Connector compatibility is a factor that's currently in transition. Most non-Tesla EVs sold before mid-2023 use the CCS (Combined Charging System) or CHAdeMO connector for DC fast charging. Tesla vehicles use the NACS (North American Charging Standard) connector. Many automakers are now transitioning new models to NACS, and adapter solutions exist — but which connectors a station supports affects whether a given charger is actually usable for your vehicle.
What "Near Me" Actually Means for EV Drivers
🔋 For daily driving, most EV owners charge primarily at home overnight and rarely need public charging for routine trips. The "near me" question becomes most relevant in two situations: longer road trips where you need to top up en route, and situations where home charging isn't an option (apartment residents, renters, frequent travelers).
For road trip planning, apps like A Better Route Planner (ABRP) calculate charging stops based on your specific vehicle's battery size, efficiency, and the stations available along your route — including estimated state of charge when you arrive at each stop.

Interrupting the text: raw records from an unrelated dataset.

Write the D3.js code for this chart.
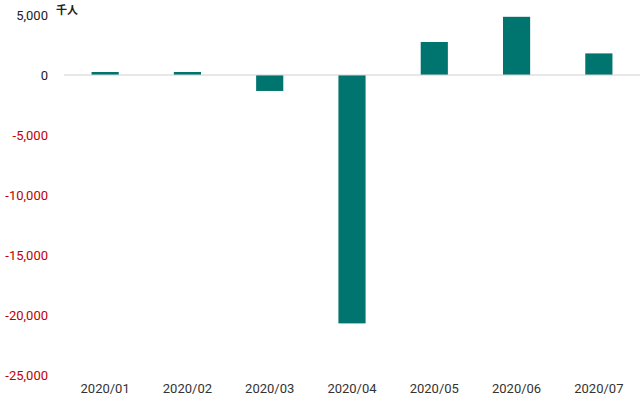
<!DOCTYPE html><html><head><meta charset="utf-8"><script src="https://d3js.org/d3.v7.min.js"></script>
<style>body{margin:0;background:#fff}text{font-family:Roboto,"Noto Sans CJK JP",sans-serif}</style></head><body><svg width="640" height="406"></svg><script>
const categories=["2020/01","2020/02","2020/03","2020/04","2020/05","2020/06","2020/07"];
const values=[250,250,-1330,-20700,2750,4850,1800];
const yTicks=[5000,0,-5000,-10000,-15000,-20000,-25000];
const svg=d3.select("svg");
const x=d3.scaleBand().domain(categories).range([64,640]).paddingInner(0.67).paddingOuter(0.335);
const y=d3.scaleLinear().domain([-25000,5000]).range([375,15]);
svg.selectAll("rect").data(values).join("rect").attr("x",(d,i)=>x(categories[i])).attr("width",x.bandwidth())
 .attr("y",d=>y(Math.max(0,d))).attr("height",d=>Math.abs(y(d)-y(0))).attr("fill","#00756f");
svg.append("line").attr("x1",64).attr("x2",640).attr("y1",y(0)).attr("y2",y(0)).attr("stroke","#d0d0d0");
const fmt=d3.format(",");
svg.selectAll(".yt").data(yTicks).join("text").attr("x",48).attr("y",d=>y(d)+5).attr("text-anchor","end")
 .attr("font-size",13).attr("fill",d=>d<0?"#c00000":"#222").text(d=>fmt(d).replace("−","-"));
svg.selectAll(".xt").data(categories).join("text").attr("x",d=>x(d)+x.bandwidth()/2).attr("y",393).attr("text-anchor","middle")
 .attr("font-size",13).attr("fill","#333").text(d=>d);
svg.append("text").attr("x",56).attr("y",14).attr("font-size",11).attr("font-weight","bold").attr("fill","#222").text("千人");
</script></body></html>
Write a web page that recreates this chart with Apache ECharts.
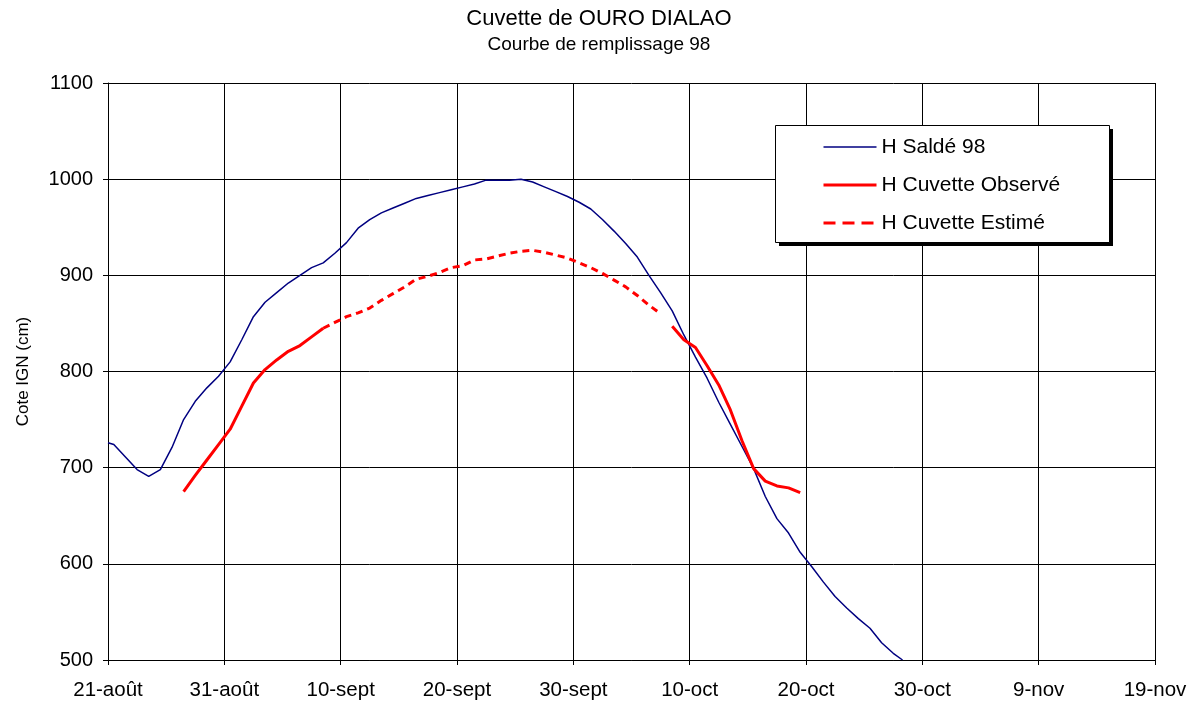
<!DOCTYPE html>
<html>
<head>
<meta charset="utf-8">
<script src="https://cdn.jsdelivr.net/npm/echarts@6/dist/echarts.min.js"></script>
<style>
  html, body { margin: 0; padding: 0; background: #fff; }
  #chart { width: 1198px; height: 706px; }
</style>
</head>
<body>
<div id="chart"></div>
<script>
  // x = days since 21-août 1998
  const xLabels = ['21-août', '31-août', '10-sept', '20-sept', '30-sept',
    '10-oct', '20-oct', '30-oct', '9-nov', '19-nov']

  const hSalde = [[0, 726], [0.5, 724], [1.5, 711], [2.5, 698], [3.5, 691], [4.5, 698],
    [5.5, 721], [6.5, 750], [7.5, 769], [8.5, 783], [9.5, 795], [10.5, 810],
    [11.5, 833], [12.5, 857], [13.5, 872], [14.5, 882], [15.5, 892], [16.5, 900],
    [17.5, 908], [18.5, 913], [19.5, 923], [20.5, 934], [21.5, 949], [22.5, 958],
    [23.5, 965], [24.5, 970], [25.5, 975], [26.5, 980], [27.5, 983], [28.5, 986],
    [29.5, 989], [30.5, 992], [31.5, 995], [32.5, 999], [33.5, 999], [34.5, 999],
    [35.5, 1000], [36.5, 997], [37.5, 992], [38.5, 987], [39.5, 982], [40.5, 976],
    [41.5, 969], [42.5, 958], [43.5, 946], [44.5, 933], [45.5, 919], [46.5, 900],
    [47.5, 882], [48.5, 863], [49.5, 838], [50.5, 815], [51.5, 793], [52.5, 768],
    [53.5, 745], [54.5, 722], [55.5, 699], [56.5, 670], [57.5, 647], [58.5, 632],
    [59.5, 612], [60.5, 597], [61.5, 581], [62.5, 566], [63.5, 554], [64.5, 543],
    [65.5, 533], [66.5, 518], [67.5, 507], [68.3, 500]]

  const hObserve = [[6.5, 675], [7.5, 692], [8.5, 708], [9.5, 724], [10.5, 740],
    [11.5, 764], [12.5, 788], [13.5, 802], [14.5, 812], [15.5, 821], [16.5, 827],
    [17.5, 836], [18.5, 845], null,
    [48.5, 847], [49.5, 833], [50.5, 825], [51.5, 806], [52.5, 786], [53.5, 760],
    [54.5, 728], [55.5, 699], [56.5, 686], [57.5, 681], [58.5, 679], [59.5, 674]]

  const hEstime = [[18.5, 845], [19.5, 851], [20.5, 857], [21.5, 861], [22.5, 866],
    [23.5, 874], [24.5, 881], [25.5, 888], [26.5, 896], [27.5, 899], [28.5, 903],
    [29.5, 908], [30.5, 910], [31.5, 916], [32.5, 917], [33.5, 920], [34.5, 923],
    [35.5, 925], [36.5, 926], [37.5, 924], [38.5, 921], [39.5, 918], [40.5, 913],
    [41.5, 908], [42.5, 902], [43.5, 895], [44.5, 888], [45.5, 879], [46.5, 869],
    [47.5, 860]]

  const font = 'Liberation Sans, Arial, sans-serif'
  const chart = echarts.init(document.getElementById('chart'))

  chart.setOption({
    animation: false,
    textStyle: {fontFamily: font},
    title: {
      text: 'Cuvette de OURO DIALAO',
      subtext: 'Courbe de remplissage 98',
      left: 'center',
      top: 3,
      itemGap: 5,
      textStyle: {fontSize: 22, fontWeight: 'normal', color: '#000', fontFamily: font},
      subtextStyle: {fontSize: 19, color: '#000', fontFamily: font}
    },
    // legend frame with its black drop shadow
    graphic: [
      {type: 'rect', z: 0, shape: {x: 779, y: 129, width: 334, height: 117}, style: {fill: '#000'}},
      {type: 'rect', z: 1, shape: {x: 775.5, y: 125.5, width: 334, height: 117},
        style: {fill: '#fff', stroke: '#000', lineWidth: 1}}
    ],
    legend: {
      orient: 'vertical',
      left: 775,
      top: 125,
      z: 10,
      padding: [10, 48, 7, 47],
      itemWidth: 53,
      itemHeight: 14,
      itemGap: 14,
      itemStyle: {opacity: 0, borderWidth: 0},
      textStyle: {fontSize: 21, color: '#000', lineHeight: 24, fontFamily: font},
      data: [
        {name: 'H Saldé 98', lineStyle: {width: 1.5}},
        {name: 'H Cuvette Observé', lineStyle: {width: 3}},
        {name: 'H Cuvette Estimé', lineStyle: {width: 3, type: [12, 7]}}
      ]
    },
    grid: {left: 108, top: 83, width: 1047, height: 577},
    xAxis: {
      type: 'value',
      min: 0,
      max: 90,
      interval: 10,
      axisLine: {show: true, lineStyle: {color: '#000', width: 1}},
      axisTick: {show: true, length: 5, lineStyle: {color: '#000'}},
      axisLabel: {
        fontSize: 20.5, color: '#000', margin: 20,
        formatter: function (v) { return xLabels[Math.round(v / 10)] }
      },
      splitLine: {show: true, lineStyle: {color: '#000', width: 1}}
    },
    yAxis: {
      type: 'value',
      min: 500,
      max: 1100,
      interval: 100,
      name: 'Cote IGN (cm)',
      nameLocation: 'middle',
      nameGap: 76,
      nameTextStyle: {fontSize: 17, color: '#000'},
      axisLine: {show: true, lineStyle: {color: '#000', width: 1}},
      axisTick: {show: true, length: 5, lineStyle: {color: '#000'}},
      axisLabel: {
        fontSize: 20, color: '#000', margin: 15,
        formatter: function (v) { return String(v) }
      },
      splitLine: {show: true, lineStyle: {color: '#000', width: 1}}
    },
    series: [
      {
        name: 'H Saldé 98',
        type: 'line',
        data: hSalde,
        symbol: 'none',
        color: '#000080',
        lineStyle: {color: '#000080', width: 1.5}
      },
      {
        name: 'H Cuvette Observé',
        type: 'line',
        data: hObserve,
        symbol: 'none',
        connectNulls: false,
        color: '#ff0000',
        lineStyle: {color: '#ff0000', width: 3}
      },
      {
        name: 'H Cuvette Estimé',
        type: 'line',
        data: hEstime,
        symbol: 'none',
        color: '#ff0000',
        lineStyle: {color: '#ff0000', width: 3, type: [7, 5]}
      }
    ]
  })
</script>
</body>
</html>
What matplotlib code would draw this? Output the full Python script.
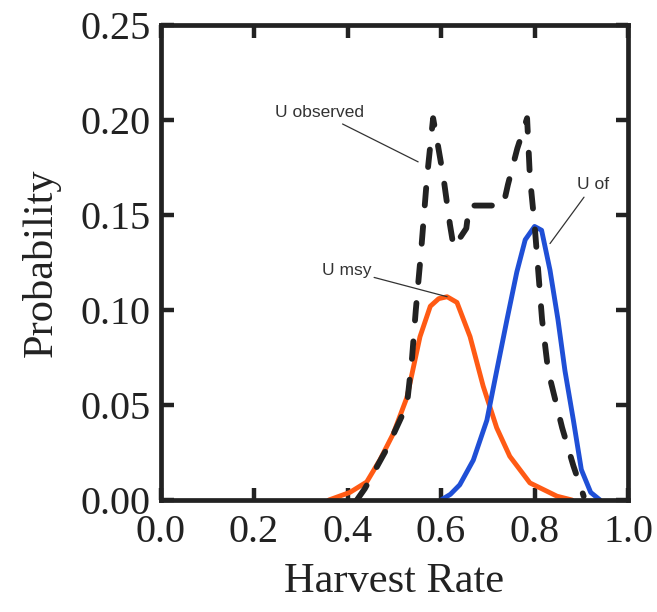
import matplotlib
matplotlib.use("Agg")
import matplotlib.pyplot as plt

# U msy (orange)
msy_x = [0.36, 0.405, 0.441, 0.469, 0.498, 0.527, 0.555, 0.577, 0.595, 0.613, 0.634, 0.662, 0.690, 0.719, 0.747, 0.790, 0.848, 0.880]
msy_y = [0.000, 0.004, 0.0095, 0.021, 0.035, 0.054, 0.086, 0.102, 0.106, 0.107, 0.104, 0.086, 0.060, 0.038, 0.023, 0.009, 0.002, 0.000]

# U of (blue)
of_x = [0.600, 0.620, 0.640, 0.669, 0.698, 0.719, 0.741, 0.762, 0.780, 0.800, 0.815, 0.833, 0.850, 0.865, 0.883, 0.900, 0.920, 0.940]
of_y = [0.000, 0.003, 0.008, 0.021, 0.042, 0.068, 0.095, 0.120, 0.137, 0.144, 0.142, 0.121, 0.095, 0.068, 0.042, 0.016, 0.004, 0.000]

# U observed (dashed)
obs_x = [0.420, 0.437, 0.484, 0.527, 0.538, 0.546, 0.557, 0.570, 0.583, 0.591, 0.605, 0.619, 0.627, 0.654, 0.660, 0.733,
         0.743, 0.763, 0.784, 0.790, 0.800, 0.808, 0.816, 0.829, 0.859, 0.883, 0.905]
obs_y = [0.000, 0.006, 0.027, 0.050, 0.075, 0.100, 0.130, 0.170, 0.201, 0.190, 0.170, 0.145, 0.133, 0.143, 0.155, 0.155,
         0.166, 0.185, 0.201, 0.170, 0.145, 0.120, 0.095, 0.068, 0.038, 0.018, 0.002]

fig = plt.figure(figsize=(6.57, 6.12), dpi=100)
ax = fig.add_axes([0.2443, 0.183, 0.7117, 0.776])

ax.plot(msy_x, msy_y, color="#ff5a14", lw=3.5, solid_capstyle="round", solid_joinstyle="round")
ax.plot(of_x, of_y, color="#1f4fd6", lw=3.5, solid_capstyle="round", solid_joinstyle="round")
ax.plot(obs_x, obs_y, color="#222222", lw=4.2, dashes=(3.0, 3.6), dash_capstyle="round", dash_joinstyle="round")

ann = dict(fontsize=12.5, family="Liberation Sans", color="#333333", va="center")
ax.annotate("U observed", xy=(0.551, 0.178), xytext=(0.245, 0.204),
            arrowprops=dict(arrowstyle="-", color="#333333", lw=0.9, shrinkA=2, shrinkB=0), **ann)
ax.annotate("U msy", xy=(0.613, 0.107), xytext=(0.345, 0.121),
            arrowprops=dict(arrowstyle="-", color="#333333", lw=0.9, shrinkA=0, shrinkB=0), **ann)
ax.annotate("U of", xy=(0.833, 0.135), xytext=(0.891, 0.166),
            arrowprops=dict(arrowstyle="-", color="#333333", lw=0.9, shrinkA=2, shrinkB=0), **ann)

ax.set_xlim(0, 1.0)
ax.set_ylim(0, 0.25)
ax.set_xticks([0.0, 0.2, 0.4, 0.6, 0.8, 1.0])
ax.set_yticks([0.00, 0.05, 0.10, 0.15, 0.20, 0.25])
ax.set_xticklabels(["0.0", "0.2", "0.4", "0.6", "0.8", "1.0"])
ax.set_yticklabels(["0.00", "0.05", "0.10", "0.15", "0.20", "0.25"])

for s in ax.spines.values():
    s.set_linewidth(3.4)
    s.set_color("#222222")
ax.tick_params(direction="in", length=9, width=3.2, color="#222222", top=True, right=True,
               labelsize=29)
ax.tick_params(axis="x", pad=10)
ax.tick_params(axis="y", pad=7)
for lab in ax.get_xticklabels() + ax.get_yticklabels():
    lab.set_family("Liberation Serif")
    lab.set_color("#222222")

ax.set_xlabel("Harvest Rate", family="Liberation Serif", fontsize=30.5, color="#222222", labelpad=8)
ax.set_ylabel("Probability", family="Liberation Serif", fontsize=30.5, color="#222222", labelpad=14)

fig.savefig("out.png", dpi=100)
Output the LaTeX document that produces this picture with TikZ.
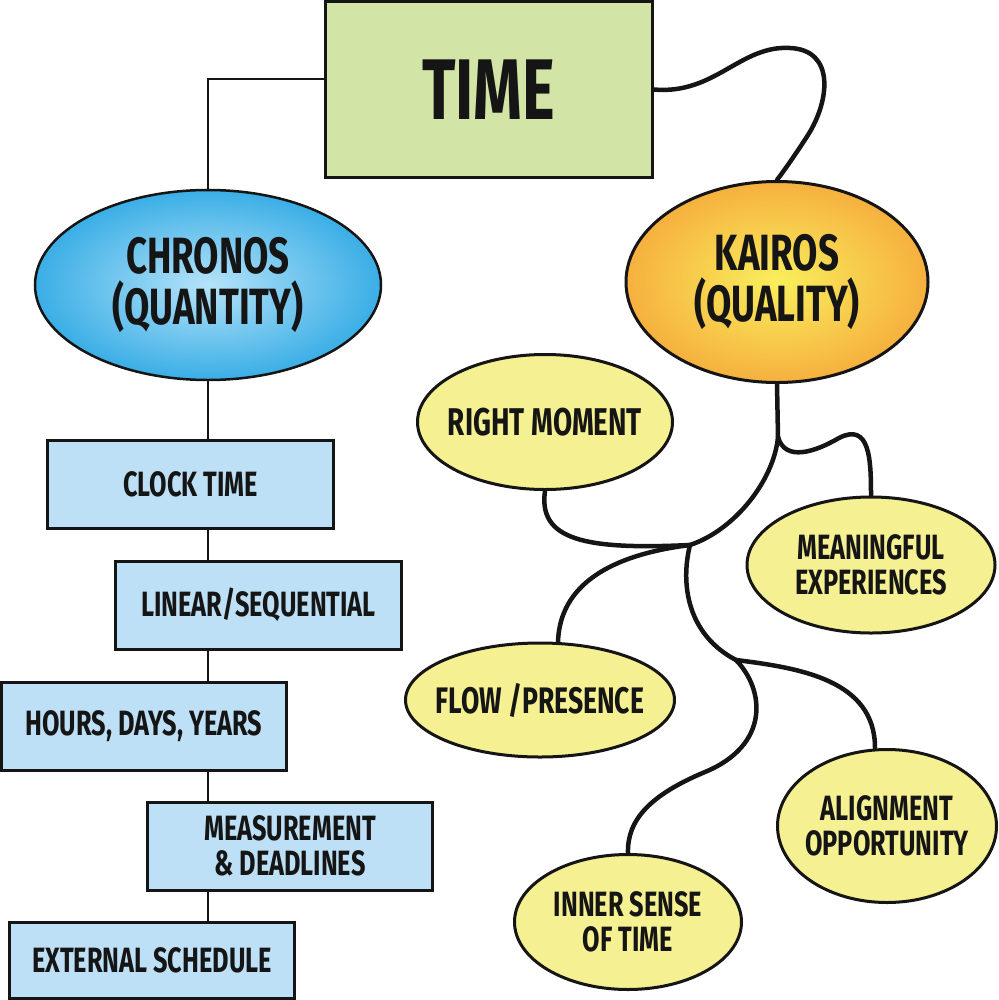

For urban drivers without home charging, finding reliable Level 2 access near work, near home, or along regular routes becomes a more systematic effort. Some cities have mapped public charging into their parking apps or transit infrastructure.
The Variables That Shape Your Search
Several factors determine which chargers are actually useful to you — and none of them are universal:
- Your vehicle's charging speed capability (not all EVs accept the same maximum charge rate)
- Your connector type (NACS, CCS, CHAdeMO, or J1772 for Level 2)
- Your battery size and current range (affects how urgently and how often you need to charge)
- Your typical driving patterns (daily commute vs. occasional long trips)
- Your access to home charging (garage with outlet vs. apartment without)
- Your state and region (charging infrastructure density varies significantly)
A driver in a major metro area with a 300-mile-range EV and a home charger has a very different relationship to public charging infrastructure than someone in a rural area with a shorter-range vehicle and no home outlet. The same search result — "charging stations near me" — returns completely different practical realities depending on who's asking.